The narrator of Orwell's classic short story "Shooting an Elephant" is a British police officer stationed in Lower Burma, where he is ridiculed, mocked, and jeered at by the local Burmese civilians. As an agent of the oppressive colonial regime, the officer is hated by the locals, who resent the presence of the British and the discrimination and abuse they suffer at the hands of the ruling colonial government. The British officer mentions that the predominant atmosphere of Lower Burma was anti-European and recognizes himself as a prime target for the disgruntled Burmese natives. The narrator says that the locals would go out of their way to trip, mock, and annoy him every chance they had.
The Burmese natives would also jeer, ridicule, and yell insults at him when they were a safe distance away. The British officer also comments that the Buddhist priests were the "worst of all" and he would often fantasize about fatally stabbing them with his bayonet. Although the British officer cannot stand being treated with contempt and derision by the Burmese natives, he sympathizes with their plight and supports their independence.

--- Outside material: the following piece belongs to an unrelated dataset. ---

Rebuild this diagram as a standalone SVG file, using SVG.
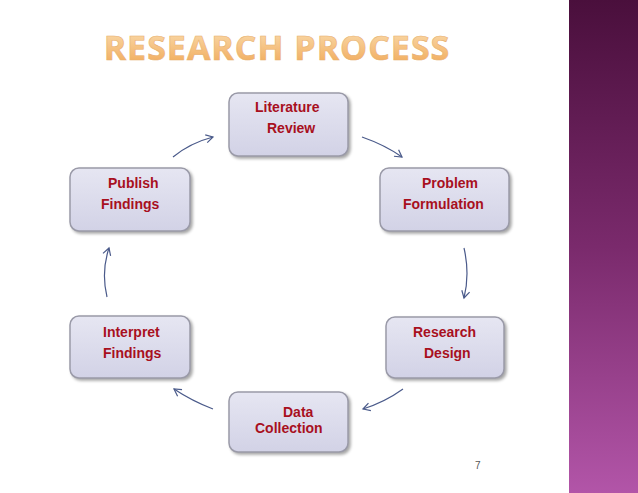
<svg xmlns="http://www.w3.org/2000/svg" width="638" height="493" viewBox="0 0 638 493">
<defs>
<linearGradient id="band" x1="0" y1="0" x2="0" y2="1"><stop offset="0" stop-color="#4a0f3c"/><stop offset="0.5" stop-color="#7a2a6c"/><stop offset="1" stop-color="#b255a8"/></linearGradient>
<linearGradient id="title" x1="0" y1="0" x2="0" y2="1"><stop offset="0" stop-color="#fbe2b8"/><stop offset="1" stop-color="#f0a450"/></linearGradient>
<linearGradient id="box" x1="0" y1="0" x2="0" y2="1"><stop offset="0" stop-color="#e6e6f2"/><stop offset="1" stop-color="#d2d2e6"/></linearGradient>
<marker id="ah" markerWidth="10" markerHeight="10" refX="8" refY="5" orient="auto" markerUnits="userSpaceOnUse"><path d="M1,1 L8,5 L1,9" fill="none" stroke="#4a5a8a" stroke-width="1.2"/></marker>
</defs>
<style>
.b{fill:url(#box);stroke:#9a9aa8;stroke-width:1.5;filter:drop-shadow(2px 2px 1.5px rgba(0,0,0,0.35))}
.t{font-family:"Liberation Sans",Arial,sans-serif;font-weight:bold;font-size:14px;fill:#a8101e}
.c{fill:none;stroke:#4a5a8a;stroke-width:1.2;marker-end:url(#ah)}
</style>
<rect width="638" height="493" fill="#fff"/>
<rect x="569" y="0" width="69" height="493" fill="url(#band)"/>
<text x="277" y="60" text-anchor="middle" font-family="'Open Sans','Liberation Sans',sans-serif" font-weight="bold" font-size="34" fill="url(#title)" stroke="#e8b070" stroke-width="0.6" letter-spacing="1">RESEARCH PROCESS</text>
<g id="lit"><rect class="b" x="229" y="93" width="119" height="63" rx="9"/><text class="t" x="255" y="112">Literature</text><text class="t" x="267" y="133">Review</text></g>
<g id="prob"><rect class="b" x="380" y="168" width="129" height="63" rx="9"/><text class="t" x="422" y="188">Problem</text><text class="t" x="403" y="209">Formulation</text></g>
<g id="des"><rect class="b" x="386" y="317" width="118" height="61" rx="9"/><text class="t" x="413" y="337">Research</text><text class="t" x="424" y="358">Design</text></g>
<g id="data"><rect class="b" x="229" y="392" width="119" height="60" rx="9"/><text class="t" x="283" y="417">Data</text><text class="t" x="255" y="433">Collection</text></g>
<g id="interp"><rect class="b" x="70" y="316" width="120" height="62" rx="9"/><text class="t" x="103" y="337">Interpret</text><text class="t" x="103" y="358">Findings</text></g>
<g id="pub"><rect class="b" x="70" y="168" width="120" height="63" rx="9"/><text class="t" x="108" y="188">Publish</text><text class="t" x="101" y="209">Findings</text></g>
<g id="connectors">
<path class="c" d="M173,157 Q190,143 213,137"/>
<path class="c" d="M362,137 Q385,145 402,157"/>
<path class="c" d="M464,248 Q470,274 464,298"/>
<path class="c" d="M403,389 Q385,402 363,409"/>
<path class="c" d="M213,409 Q192,401 174,389"/>
<path class="c" d="M107,297 Q101,272 109,248"/>
</g>
<text x="475" y="469" font-family="'Liberation Sans',Arial,sans-serif" font-size="10" fill="#555">7</text>
</svg>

The officer states,
—I was all for the Burmese and all against their oppressors, the British. (Orwell, 2)
The narrator is in a difficult, perplexing situation, where he supports the Burmese against the British but cannot stand how they treat him. The British officer attempts to explain his unique circumstance by saying,
All I knew was that I was stuck between my hatred of the empire I served and my rage against the evil-spirited little beasts who tried to make my job impossible. (Orwell, 2)
Overall, the British officer hates the way he is treated by the local Burmese natives, who make his life miserable and extremely difficult.